In den Strafgefangenenlagern wurden bis Kriegsende nahezu 70.000 Menschen inhaftiert, darunter u.a. Kriminelle (nach heutigem Rechtsverständnis), Homosexuelle, politische Gegner, sog. Asoziale und, ab Kriegsbeginn, zunehmend wehrmachtgerichtlich verurteilte Soldaten. In einem Teil des Lagers Esterwegen und in Börgermoor wurden 1943/44 außerdem westeuropäische Widerstandskämpfer, sog. Nacht und Nebel-Gefangene, inhaftiert. Bereits im September 1939 übernahm das Oberkommando der Wehrmacht die Lager VI und VIII bis XI und nutzte sie als Kriegsgefangenenlager bis Kriegsende für weit über 100.000 Soldaten aus der Sowjetunion, Frankreich, Belgien, Polen und Italien. 1944/45 dienten die Lager Dalum und Versen der SS kurzzeitig als Außenlager des KZ Neuengamme.
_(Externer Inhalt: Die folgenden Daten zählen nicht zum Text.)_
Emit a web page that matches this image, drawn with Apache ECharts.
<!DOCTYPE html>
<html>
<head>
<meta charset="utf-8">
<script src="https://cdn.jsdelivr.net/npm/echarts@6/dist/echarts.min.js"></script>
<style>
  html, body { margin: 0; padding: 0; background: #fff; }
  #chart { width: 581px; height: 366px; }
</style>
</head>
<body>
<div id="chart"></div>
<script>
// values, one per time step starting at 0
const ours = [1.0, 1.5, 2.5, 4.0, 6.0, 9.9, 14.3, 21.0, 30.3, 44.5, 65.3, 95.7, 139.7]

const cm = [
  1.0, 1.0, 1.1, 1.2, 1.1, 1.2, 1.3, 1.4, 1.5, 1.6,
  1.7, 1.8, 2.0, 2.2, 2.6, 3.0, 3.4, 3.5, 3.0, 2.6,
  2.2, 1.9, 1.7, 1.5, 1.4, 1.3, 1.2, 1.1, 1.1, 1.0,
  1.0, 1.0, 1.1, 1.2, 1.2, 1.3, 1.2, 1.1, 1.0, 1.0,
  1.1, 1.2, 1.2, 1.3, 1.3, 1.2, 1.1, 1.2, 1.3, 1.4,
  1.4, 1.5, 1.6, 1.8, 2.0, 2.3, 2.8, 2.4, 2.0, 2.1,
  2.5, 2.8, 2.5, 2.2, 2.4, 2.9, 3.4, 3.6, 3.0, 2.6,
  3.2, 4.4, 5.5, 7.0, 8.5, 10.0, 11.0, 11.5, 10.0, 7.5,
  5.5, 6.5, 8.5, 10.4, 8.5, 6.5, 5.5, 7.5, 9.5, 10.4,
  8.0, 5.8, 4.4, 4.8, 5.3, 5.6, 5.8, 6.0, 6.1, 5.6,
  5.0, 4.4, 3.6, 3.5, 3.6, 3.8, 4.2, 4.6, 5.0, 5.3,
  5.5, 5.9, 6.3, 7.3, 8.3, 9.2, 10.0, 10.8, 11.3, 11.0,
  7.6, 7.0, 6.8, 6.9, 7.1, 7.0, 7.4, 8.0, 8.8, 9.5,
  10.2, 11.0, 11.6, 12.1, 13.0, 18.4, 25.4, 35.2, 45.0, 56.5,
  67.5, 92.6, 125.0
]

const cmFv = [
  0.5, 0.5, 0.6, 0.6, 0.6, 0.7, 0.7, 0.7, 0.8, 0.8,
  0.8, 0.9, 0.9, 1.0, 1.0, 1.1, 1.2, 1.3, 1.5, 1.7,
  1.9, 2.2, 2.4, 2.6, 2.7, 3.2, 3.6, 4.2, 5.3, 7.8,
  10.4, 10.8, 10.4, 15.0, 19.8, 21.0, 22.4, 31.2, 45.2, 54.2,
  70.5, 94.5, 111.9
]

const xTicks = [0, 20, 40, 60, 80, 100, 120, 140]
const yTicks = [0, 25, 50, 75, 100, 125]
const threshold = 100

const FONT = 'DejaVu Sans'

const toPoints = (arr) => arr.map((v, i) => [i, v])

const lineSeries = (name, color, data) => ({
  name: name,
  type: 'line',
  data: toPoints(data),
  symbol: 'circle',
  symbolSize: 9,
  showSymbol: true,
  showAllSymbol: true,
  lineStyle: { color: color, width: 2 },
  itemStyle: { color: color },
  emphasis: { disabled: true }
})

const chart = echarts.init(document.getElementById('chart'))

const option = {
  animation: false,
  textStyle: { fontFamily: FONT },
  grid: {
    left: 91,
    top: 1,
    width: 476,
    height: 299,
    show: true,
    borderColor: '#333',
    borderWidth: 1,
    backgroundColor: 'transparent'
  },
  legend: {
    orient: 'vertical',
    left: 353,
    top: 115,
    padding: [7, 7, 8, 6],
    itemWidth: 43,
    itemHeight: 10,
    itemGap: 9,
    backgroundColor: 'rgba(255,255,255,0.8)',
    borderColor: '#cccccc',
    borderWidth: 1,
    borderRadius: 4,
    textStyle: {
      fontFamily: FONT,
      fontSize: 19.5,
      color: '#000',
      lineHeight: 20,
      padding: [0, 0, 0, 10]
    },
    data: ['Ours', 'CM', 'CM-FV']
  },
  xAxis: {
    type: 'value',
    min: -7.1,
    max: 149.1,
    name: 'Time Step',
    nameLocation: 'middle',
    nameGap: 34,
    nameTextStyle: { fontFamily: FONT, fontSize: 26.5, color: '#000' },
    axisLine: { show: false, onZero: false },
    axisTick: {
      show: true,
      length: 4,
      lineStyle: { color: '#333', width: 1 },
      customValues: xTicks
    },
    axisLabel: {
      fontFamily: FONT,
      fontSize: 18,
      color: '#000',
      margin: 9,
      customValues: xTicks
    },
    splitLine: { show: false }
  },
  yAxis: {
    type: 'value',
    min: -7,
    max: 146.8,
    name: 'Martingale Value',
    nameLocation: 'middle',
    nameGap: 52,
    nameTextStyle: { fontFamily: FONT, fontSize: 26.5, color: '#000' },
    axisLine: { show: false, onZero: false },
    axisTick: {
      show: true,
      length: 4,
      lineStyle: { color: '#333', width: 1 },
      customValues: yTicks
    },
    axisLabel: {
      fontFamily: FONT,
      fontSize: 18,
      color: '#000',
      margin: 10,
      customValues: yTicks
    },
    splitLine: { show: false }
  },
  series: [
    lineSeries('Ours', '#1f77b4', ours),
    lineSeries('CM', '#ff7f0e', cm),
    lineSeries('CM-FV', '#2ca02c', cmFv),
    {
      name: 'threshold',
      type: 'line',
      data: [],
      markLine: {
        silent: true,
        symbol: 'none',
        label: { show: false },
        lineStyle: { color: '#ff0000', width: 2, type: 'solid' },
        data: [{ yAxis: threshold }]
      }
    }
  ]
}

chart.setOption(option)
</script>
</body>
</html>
Im April 1945 wurden die Häftlinge der Emslandlager von britischen, kanadischen und polnischen Truppen befreit.

* Wir sind die Moorsoldaten

Wohin auch das Auge blicket,
Moor und Heide nur ringsum.
Vogelsang uns nicht erquicket,
Erlen stehen kahl und krumm.

Wir sind die Moorsoldaten
und ziehen mit dem Spaten
ins Moor.

Hier in dieser öden Heide
ist das Lager aufgebaut.
Wo wir ferne jeder Freude
hinter Stacheldraht verstaut.

Wir sind die Moorsoldaten …

Morgens ziehen die Kolonnen
in das Moor zur Arbeit hin.
Graben bei dem Brand der Sonne,
doch zur Heimat steht ihr Sinn.

Wir sind die Moorsoldaten …

Auf und nieder gehn die Posten,
keiner, keiner kann hindurch,
Flucht wird nur das Leben kosten!
Vierfach ist umzäunt die Burg.

Wir sind die Moorsoldaten …

Heimwärts, heimwärts jeder sehnet
zu den Eltern, Weib und Kind.
Manche Brust ein Seufzer dehnet,
weil wir hier gefangen sind.

Wir sind die Moorsoldaten …

Doch für uns gibt es keine Klagen,
ewig kann´s nicht Winter sein.
Einmal werden froh wir sagen:
Heimat, du bist wieder mein.

Dann zieh´n die Moorsoldaten
nicht mehr mit dem Spaten
ins Moor.

Text: Johann Esser und Wolfgang Langhoff
Musik: Rudi Goguel
Entstanden 1933 im Konzentrationslager Börgermoor

 

Zu dieser Serie
Es ist die Geschichte einer Stadt, doch was hier geschah, ereignete sich auch in vielen anderen deutschen Städten. Die Serie „Braune Relikte“ basiert auf der Sammlung Nationalsozialismus, die sich im Museumsquartier Osnabrück befindet. Anhand von Objektbiografien wird die Geschichte des Nationalsozialismus mit seinen Ursachen und Folgen veranschaulicht. So entsteht ein virtueller Lernraum, der die Fundstücke einer Diktatur analysiert, um Lernprozesse für demokratische Gesellschaften zu ermöglichen.